On 29 December, Miss Hobhouse wrote to Smuts as someone who was not ‘South African or Indian but in fullest sympathy with both’. While recognizing that white South Africa already ‘has as many Indians as it can digest’, she hoped the General would find ‘a
modus vivendi
to suit their
amour propre
’. To begin with, he could, she suggested, ‘readjust the marriage question and abolish that stupid £3 tax’.

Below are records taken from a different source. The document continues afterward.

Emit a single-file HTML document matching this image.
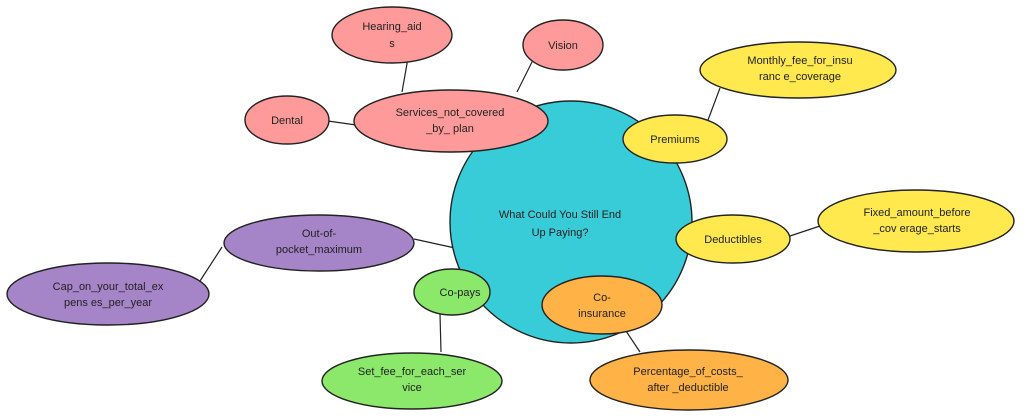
<!DOCTYPE html>
<html><head><meta charset="utf-8"><style>
html,body{margin:0;padding:0;background:#fff;}
svg{display:block;}
text{font-family:"Liberation Sans",sans-serif;font-size:11px;fill:#222;text-anchor:middle;}
</style></head><body>
<svg width="1024" height="419" viewBox="0 0 1024 419">
<g stroke="#222" stroke-width="1.2" fill="none">
<line x1="408" y1="58" x2="402" y2="92"/>
<line x1="533" y1="60" x2="517" y2="92"/>
<line x1="328" y1="121" x2="356" y2="125"/>
<line x1="720" y1="88" x2="708" y2="120"/>
<line x1="790" y1="236" x2="820" y2="226"/>
<line x1="622" y1="325" x2="640" y2="352"/>
<line x1="440" y1="314" x2="441" y2="352"/>
<line x1="222" y1="247" x2="200" y2="281"/>
<line x1="414" y1="239" x2="455" y2="248"/>
</g>
<g stroke="#222" stroke-width="1.4">
<circle cx="571" cy="222" r="121" fill="#38ccd9"/>
<ellipse cx="451" cy="121" rx="97" ry="31" fill="#ff9a9a"/>
<ellipse cx="392" cy="35" rx="60" ry="28" fill="#ff9a9a"/>
<ellipse cx="563" cy="45" rx="40" ry="25" fill="#ff9a9a"/>
<ellipse cx="287" cy="120" rx="42" ry="24" fill="#ff9a9a"/>
<ellipse cx="798" cy="70" rx="98" ry="28" fill="#ffe94f"/>
<ellipse cx="675" cy="139" rx="52" ry="24" fill="#ffe94f"/>
<ellipse cx="733" cy="239" rx="57" ry="24" fill="#ffe94f"/>
<ellipse cx="916" cy="221" rx="98" ry="31" fill="#ffe94f"/>
<ellipse cx="602" cy="305" rx="60" ry="29" fill="#ffb347"/>
<ellipse cx="689" cy="380" rx="99" ry="30" fill="#ffb347"/>
<ellipse cx="452" cy="292" rx="38" ry="23" fill="#8ce86a"/>
<ellipse cx="412" cy="381" rx="90" ry="28" fill="#8ce86a"/>
<ellipse cx="319" cy="243" rx="95" ry="28" fill="#a584c8"/>
<ellipse cx="108" cy="294" rx="101" ry="31" fill="#a584c8"/>
</g>
<text x="560" y="218">What Could You Still End</text>
<text x="560" y="236">Up Paying?</text>
<text x="450" y="116">Services_not_covered</text>
<text x="450" y="132">_by_ plan</text>
<text x="392" y="30">Hearing_aid</text>
<text x="392" y="47">s</text>
<text x="563" y="49">Vision</text>
<text x="287" y="124">Dental</text>
<text x="800" y="64">Monthly_fee_for_insu</text>
<text x="800" y="80">ranc e_coverage</text>
<text x="675" y="143">Premiums</text>
<text x="733" y="243">Deductibles</text>
<text x="917" y="216">Fixed_amount_before</text>
<text x="917" y="232">_cov erage_starts</text>
<text x="602" y="301">Co-</text>
<text x="602" y="317">insurance</text>
<text x="688" y="375">Percentage_of_costs_</text>
<text x="688" y="391">after _deductible</text>
<text x="460" y="296">Co-pays</text>
<text x="412" y="375">Set_fee_for_each_ser</text>
<text x="412" y="391">vice</text>
<text x="319" y="237">Out-of-</text>
<text x="319" y="253">pocket_maximum</text>
<text x="108" y="290">Cap_on_your_total_ex</text>
<text x="108" y="306">pens es_per_year</text>
</svg>
</body></html>
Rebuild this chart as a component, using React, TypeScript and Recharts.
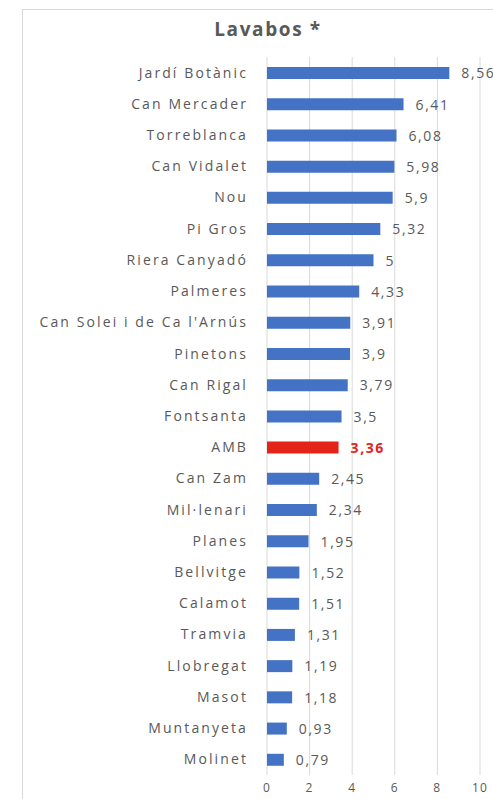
import { Bar, BarChart, CartesianGrid, Cell, LabelList, XAxis, YAxis } from "recharts";

const categories = [
  "Jardí Botànic",
  "Can Mercader",
  "Torreblanca",
  "Can Vidalet",
  "Nou",
  "Pi Gros",
  "Riera Canyadó",
  "Palmeres",
  "Can Solei i de Ca l'Arnús",
  "Pinetons",
  "Can Rigal",
  "Fontsanta",
  "AMB",
  "Can Zam",
  "Mil·lenari",
  "Planes",
  "Bellvitge",
  "Calamot",
  "Tramvia",
  "Llobregat",
  "Masot",
  "Muntanyeta",
  "Molinet",
];
const values = [
  8.56, 6.41, 6.08, 5.98, 5.9, 5.32, 5, 4.33, 3.91, 3.9, 3.79, 3.5, 3.36, 2.45, 2.34,
  1.95, 1.52, 1.51, 1.31, 1.19, 1.18, 0.93, 0.79,
];
const xTicks = [0, 2, 4, 6, 8, 10];
const highlight = "AMB";

const BLUE = "#4472C4";
const RED = "#E3241B";
const TEXT = "#595959";
const FONT = "'Open Sans', 'Noto Sans', sans-serif";

const data = categories.map((name, i) => ({ name, value: values[i] }));

const fmt = (v: number) => String(v).replace(".", ",");

function ValueLabel(props: any) {
  const { x, y, width, height, value, index } = props;
  const hot = categories[index] === highlight;
  return (
    <text
      x={x + width + 12}
      y={y + height / 2}
      dy="0.38em"
      fill={hot ? RED : TEXT}
      fontWeight={hot ? 700 : 400}
      fontSize={14}
      fontFamily={FONT}
      letterSpacing={1.6}
    >
      {fmt(value)}
    </text>
  );
}

export default function App() {
  return (
    <div
      style={{
        position: "absolute",
        left: 0,
        top: 0,
        width: 493,
        height: 799,
        overflow: "hidden",
        background: "#fff",
      }}
    >
      <div
        style={{
          position: "absolute",
          left: 22,
          top: 9,
          width: 600,
          height: 900,
          border: "1px solid #d9d9d9",
        }}
      />
      <div
        style={{
          position: "absolute",
          left: 0,
          top: 16,
          width: 536,
          textAlign: "center",
          fontFamily: FONT,
          fontWeight: 700,
          fontSize: 19,
          color: TEXT,
          letterSpacing: 1.6,
        }}
      >
        Lavabos *
      </div>
      <div style={{ position: "absolute", left: 0, top: 0 }}>
        <BarChart
          width={520}
          height={799}
          data={data}
          layout="vertical"
          margin={{ top: 57, right: 40, bottom: 0, left: 22 }}
        >
          <CartesianGrid horizontal={false} stroke="#d9d9d9" />
          <XAxis
            type="number"
            domain={[0, 10]}
            ticks={xTicks}
            height={24}
            axisLine={false}
            tickLine={false}
            tickSize={0}
            tickMargin={8}
            tick={{ fill: TEXT, fontSize: 12, fontFamily: FONT, letterSpacing: 1.2 }}
          />
          <YAxis
            type="category"
            dataKey="name"
            width={245}
            axisLine={false}
            tickLine={false}
            tickSize={0}
            tickMargin={19}
            interval={0}
            tick={{ fill: TEXT, fontSize: 14, fontFamily: FONT, letterSpacing: 2.1 }}
          />
          <Bar dataKey="value" barSize={12} isAnimationActive={false}>
            {data.map((d) => (
              <Cell key={d.name} fill={d.name === highlight ? RED : BLUE} />
            ))}
            <LabelList dataKey="value" content={<ValueLabel />} />
          </Bar>
        </BarChart>
      </div>
    </div>
  );
}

There was now talk in Gandhi’s circle of starting the march to Pretoria on 15 January. Before then, said Hobhouse to Smuts, ‘some way should be found [of] giving private assurance to the leaders that
satisfaction is coming to them.’ The grievance of the Indians, she continued,

is really moral not material and so, having all the power of the spiritual behind him, he [Gandhi] and you are like [the British suffragette] Mrs Pankhurst and [the British Home Secretary Reginald] McKenna and never never will governmental physical force prevail against a great moral and spiritual upheaval.
106

Like that other English friend of Smuts, the Cambridge don H. J. Wolstenholme, Emily Hobhouse was far in advance of white opinion in South Africa. More representative was an article published in the
Natal Advertiser
on 30 December, entitled ‘The Political Creed of Mr Gandhi’. The paper ‘deemed it well to enlighten the South African public, from Mr Gandhi’s own mouth, as to what manner of man this is, and what his ultimate political creed is as to the relations between the British and the Indian people’. A string of quotations from Gandhi’s book
Hind Swaraj
followed, damning modern civilization and British rule in India. ‘And it is an Indian capable of this farago of incoherent, inconsequent and hysterical nonsense,’ commented the newspaper,

whom our Union Government is negotiating with as a representative of the concrete demands of the South African Indian community! … This is the language of acute hypocrisy! If Western civilisation be so immoral as Mr Gandhi says, a British Dominion should be the last place he would wish his compatriots to enter … And it is a man capable of using this language to the British of India who is posing as a martyr here in South Africa because denied the privileges of a European British citizen!
107

That was one view of Gandhi, expressed in public by whites angry and humiliated by the consequences of the recent uprising. Another view was expressed in private by Gopal Krishna Gokhale, in a letter written to Sir Benjamin Robertson on 31 December. ‘I do not think you have met Mr Gandhi,’ said Gokhale to the Viceroy’s emissary to the Enquiry Commission:

He is a thoroughly straightforward, honourable and high-minded man and though he may at times appear obstinate and even fanatical, he is really open to conviction … The bulk of the community there is devoted to Mr Gandhi and any confidence that you may repose in him will not
only be amply justified by
him by his conduct, but will be repaid tenfold
by the gratitude which it will inspire in the
community.
108

Gandhi himself stressed what he owed the Indian community in South Africa, not what they owed him. On 31 December 1913,
Indian Opinion
printed its last issue for the year. This noted that the last satyagraha campaign ‘has hardly a parallel in history. The real credit for this goes to the Hindi and Tamil speaking brothers and sisters living in this country.’ To mark their sacrifice, and the memory of those killed by soldiers’ bullets, the periodical would now resume the publication of sections in Tamil and Hindi.